Question

In Exercises $$23-34$$, rewrite the quadratic function in standard form by completing the square.$$f(x)=-x^{2}-10 x+3$$

Answer

**step1** Understanding the Problem

The problem asks us to rewrite a given quadratic function, $$f(x)=-x^{2}-10 x+3$$, into its standard form by using a technique called "completing the square".

**step2** Identifying the Goal and Standard Form

The standard form of a quadratic function is generally written as $$f(x)=a(x-h)^{2}+k$$. Our goal is to transform the given function into this specific form. To do this, we will manipulate the expression step-by-step.

**step3** Factoring out the leading coefficient

The first step in completing the square when the leading coefficient (the coefficient of $$x^{2}$$) is not 1 is to factor it out from the terms involving $$x$$. In our function, $$f(x)=-x^{2}-10 x+3$$, the leading coefficient is -1.
So, we factor out -1 from the first two terms:
$$f(x) = -1(x^{2} + 10x) + 3$$

**step4** Completing the square for the x terms

Inside the parentheses, we have $$x^{2} + 10x$$. To make this a perfect square trinomial, we need to add a constant term.

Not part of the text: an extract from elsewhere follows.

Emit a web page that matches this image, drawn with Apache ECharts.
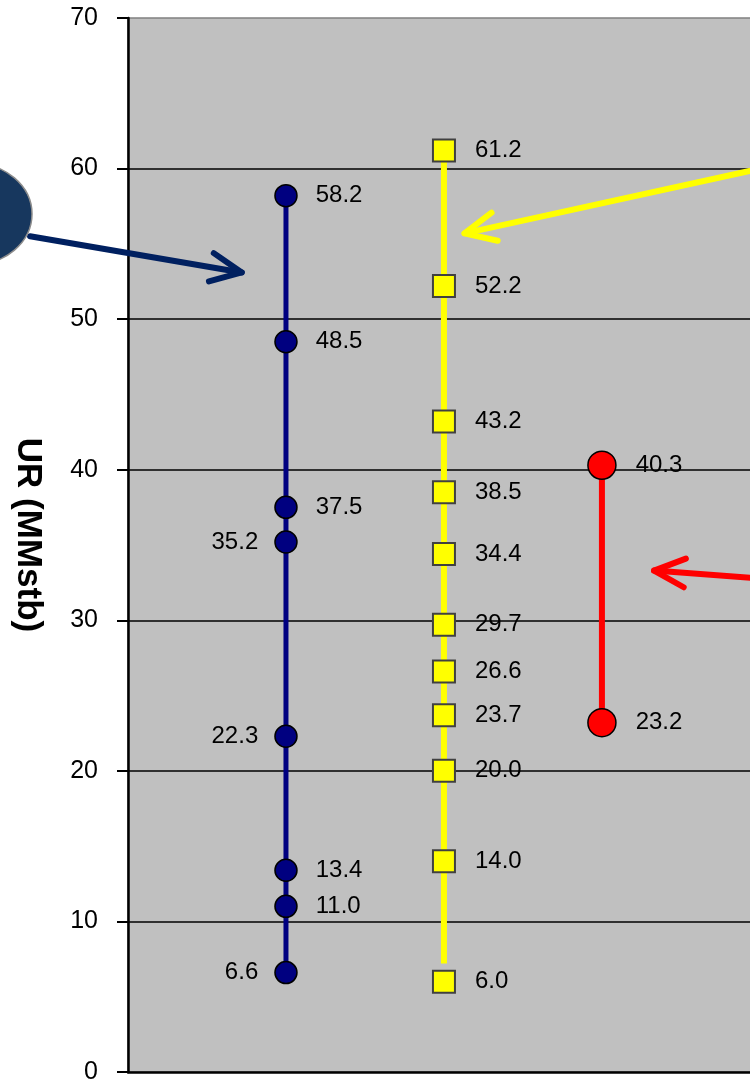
<!DOCTYPE html>
<html>
<head>
<meta charset="utf-8">
<script src="https://cdn.jsdelivr.net/npm/echarts@6/dist/echarts.min.js"></script>
<style>
  html, body { margin: 0; padding: 0; background: #ffffff; }
  #chart { width: 750px; height: 1086px; }
</style>
</head>
<body>
<div id="chart"></div>
<script>
// Column positions on the hidden horizontal value axis
const groupX = [1, 2, 3];

// Ultimate recovery estimates (MMstb) per group
const navyValues = [58.2, 48.5, 37.5, 35.2, 22.3, 13.4, 11.0, 6.6];
const yellowValues = [61.2, 52.2, 43.2, 38.5, 34.4, 29.7, 26.6, 23.7, 20.0, 14.0, 6.0];
const redValues = [40.3, 23.2];

// Vertical range bar drawn behind the yellow squares
const yellowSpan = [61.2, 7.2];

// Values whose labels sit to the left of the marker
const navyLeftLabelled = [35.2, 22.3, 6.6];

// Y axis ticks
const yTicks = [0, 10, 20, 30, 40, 50, 60, 70];

// Annotation arrows in data coordinates: [tail, tip]
const arrows = [
  { color: '#002060', tail: [-0.62, 55.5], tip: [0.72, 53.1] },
  { color: '#FFFF00', tail: [3.96, 59.9], tip: [2.13, 55.7] },
  { color: '#FF0000', tail: [3.96, 32.8], tip: [3.33, 33.3] }
];

const FONT = '"Liberation Sans", Arial, sans-serif';

const chart = echarts.init(document.getElementById('chart'), null, { renderer: 'canvas' });

function labelStyle(pos, dist) {
  return { show: true, position: pos, distance: dist, color: '#000', fontSize: 24, fontFamily: FONT,
           formatter: p => p.value[1].toFixed(1) };
}

const option = {
  animation: false,
  backgroundColor: '#ffffff',
  grid: {
    left: 128, right: -2, top: 18, bottom: 14,
    outerBoundsMode: 'none', containLabel: false,
    show: true, backgroundColor: '#C0C0C0', borderColor: '#808080', borderWidth: 1.5
  },
  xAxis: {
    type: 'value', min: 0, max: 3.95,
    axisLine: { show: true, onZero: false, lineStyle: { color: '#000', width: 2.5 } },
    axisTick: { show: false }, axisLabel: { show: false }, splitLine: { show: false }
  },
  yAxis: {
    type: 'value', min: yTicks[0], max: yTicks[yTicks.length - 1], interval: 10,
    name: 'UR (MMstb)', nameLocation: 'middle', nameRotate: -90, nameGap: 83,
    nameTextStyle: { fontSize: 35, fontWeight: 'bold', color: '#000', fontFamily: FONT, padding: [0, 20, 0, 0] },
    axisLine: { show: true, lineStyle: { color: '#000', width: 2.5 } },
    axisTick: { show: true, inside: false, length: 11, lineStyle: { color: '#000', width: 2 } },
    axisLabel: { color: '#000', fontSize: 25, fontFamily: FONT, margin: 30 },
    splitLine: { show: true, showMinLine: false, showMaxLine: false, lineStyle: { color: '#000', width: 1.5 } }
  },
  series: [
    {
      type: 'line', name: 'navy', z: 3,
      data: navyValues.map(v => ({
        value: [groupX[0], v],
        label: navyLeftLabelled.includes(v) ? labelStyle('left', 16) : labelStyle('right', 18),
      })),
      symbol: 'circle', symbolSize: 22,
      lineStyle: { color: '#000080', width: 5 },
      itemStyle: { color: '#000080', borderColor: '#000', borderWidth: 1.5 },
      label: labelStyle('right', 18)
    },
    {
      type: 'line', name: 'yellowSpan', z: 2,
      data: yellowSpan.map(v => [groupX[1], v]),
      symbol: 'none',
      lineStyle: { color: '#FFFF00', width: 6 }
    },
    {
      type: 'scatter', name: 'yellow', z: 4,
      data: yellowValues.map(v => [groupX[1], v]),
      symbol: 'rect', symbolSize: 22,
      itemStyle: { color: '#FFFF00', borderColor: '#404040', borderWidth: 2, opacity: 1 },
      label: labelStyle('right', 19)
    },
    {
      type: 'line', name: 'red', z: 3,
      data: redValues.map(v => [groupX[2], v]),
      symbol: 'circle', symbolSize: 28,
      lineStyle: { color: '#FF0000', width: 6 },
      itemStyle: { color: '#FF0000', borderColor: '#000', borderWidth: 1.5 },
      label: labelStyle('right', 19)
    }
  ]
};

chart.setOption(option);

// Callout ellipse and arrows drawn on top of the plot
function arrowGraphics() {
  const els = [];
  els.push({
    type: 'ellipse', z: 100,
    shape: { cx: -28, cy: 214, rx: 60, ry: 51 },
    style: { fill: '#17375E', stroke: '#8C8C8C', lineWidth: 1.5 }
  });
  arrows.forEach(a => {
    const t = chart.convertToPixel({ gridIndex: 0 }, a.tail);
    const h = chart.convertToPixel({ gridIndex: 0 }, a.tip);
    const ang = Math.atan2(t[1] - h[1], t[0] - h[0]);
    const len = 34, spread = 25 * Math.PI / 180;
    const b1 = [h[0] + len * Math.cos(ang + spread), h[1] + len * Math.sin(ang + spread)];
    const b2 = [h[0] + len * Math.cos(ang - spread), h[1] + len * Math.sin(ang - spread)];
    const style = { stroke: a.color, lineWidth: 6, lineCap: 'round', lineJoin: 'round', fill: null };
    els.push({ type: 'line', z: 99, shape: { x1: t[0], y1: t[1], x2: h[0], y2: h[1] }, style });
    els.push({ type: 'polyline', z: 99, shape: { points: [b1, h, b2] }, style });
  });
  return els;
}

chart.setOption({ graphic: { elements: arrowGraphics() } });
</script>
</body>
</html>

This constant is found by taking half of the coefficient of $$x$$ (which is 10), and then squaring it.
Half of 10 is $$10 \div 2 = 5$$.
Squaring 5 gives $$5^{2} = 25$$.
We add 25 inside the parentheses. However, to keep the expression equivalent, we must also subtract 25 inside the parentheses, or balance it outside. It's often clearer to add and subtract inside the parenthesis first:
$$f(x) = -(x^{2} + 10x + 25 - 25) + 3$$

**step5** Adjusting the constant term

Now, we want to move the subtracted constant term (-25) out of the parentheses. Remember that everything inside the parentheses is multiplied by the factor we pulled out in Step 3, which is -1. So, when -25 is moved outside, it gets multiplied by -1:
$$f(x) = -(x^{2} + 10x + 25) - (-1)(25) + 3$$
$$f(x) = -(x^{2} + 10x + 25) + 25 + 3$$

**step6** Rewriting the trinomial as a squared term

The expression inside the parentheses, $$x^{2} + 10x + 25$$, is now a perfect square trinomial. It can be factored as $$(x+5)^{2}$$.
So, we can rewrite the function as:
$$f(x) = -(x+5)^{2} + 25 + 3$$

**step7** Combining constant terms

Finally, combine the constant terms outside the parenthesis:
$$f(x) = -(x+5)^{2} + 28$$

**step8** Final Standard Form

The quadratic function $$f(x)=-x^{2}-10 x+3$$ has been rewritten in standard form using completing the square:
$$f(x) = -(x+5)^{2} + 28$$
Here, $$a = -1$$, $$h = -5$$ (since it's $$(x-h)$$, $$(x-(-5))$$), and $$k = 28$$.